A não esquecer que Todos os Paulos do Mundo é, também, um filme essencialmente da palavra, à moda não só do cinema documental em geral como a de um de seus diretores, Rodrigo de Oliveira. Da oralidade solta nos diálogos entre amigos flutuantes de seu primeiro longa, As Horas Vulgares (2011), à escrita original duma tradição narrativa da cultura ocidental em Teobaldo Morto, Romeu Exilado (2015) e do romance clássico no curta Eclipse Solar (2016), a escrita é uma força orientadora nos filmes, quase de ordem cósmica. Agora, será um texto que determinará mais sinteticamente o princípio de encenação: o Paulo José deste filme fala “eu me sinto sendo filmado”, e em seguida o comentário surge em forma de letras saindo de sua boca, postando que toda a empreitada de Todos os Paulos do Mundo é usar imagem e som (retrabalhá-la numa reconstrução bem dentro da tradição experimental) para contar a história de uma vida, entre nascimento, amor, violência, amizade, angústia, descoberta, beleza, velhice, morte, maturidade.

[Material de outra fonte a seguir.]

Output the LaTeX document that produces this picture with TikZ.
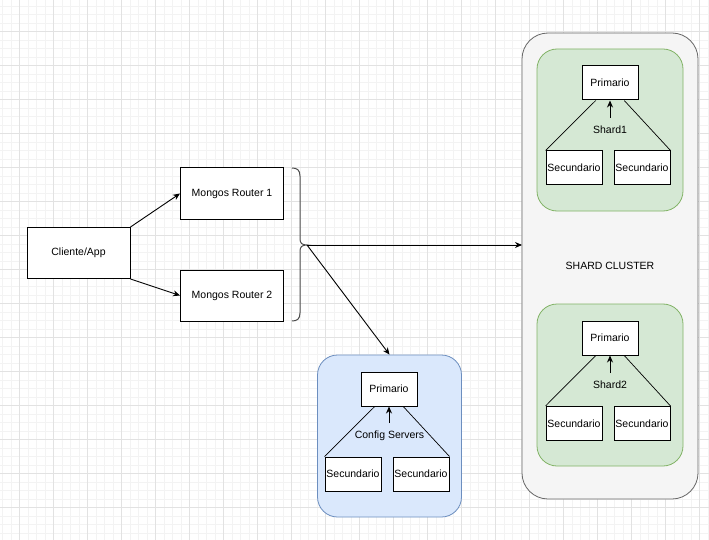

O discurso cinematográfico de Todos os Paulos do Mundo pode não sublinhar ou emoldurar certas informações orientadoras típicas das biografias, mas deixa na tela, à nossa percepção, quem de fato seria o artista Paulo José, que inclusive entende a atuação como uma vivência e não uma representação, o que dá sentido ao fluxo de acontecimentos ao longo do filme, comprometendo ator e mundo (o dos filmes, que é sim um mundo real, segundo o cinema).

E o rosto de Paulo José. Um rosto que carrega a gravidade ontológica do mundo, mesmo nos momentos de forte humor, como num Macunaíma (1969) ou num Cassy Jones, O Magnífico Sedutor (1972). Um rosto que comporta sorriso e dor, humor e drama, amor e desilusão, e que consegue dar conta de um personagem como o Paulo de Todas as Mulheres do Mundo (1966). Um rosto típico do indivíduo moderno, que nos lembra sobre esse grande salto entre viver e morrer. Um rosto que insiste em ficar na tela. Um rosto que é a maior dádiva deste Todos os Paulos do Mundo.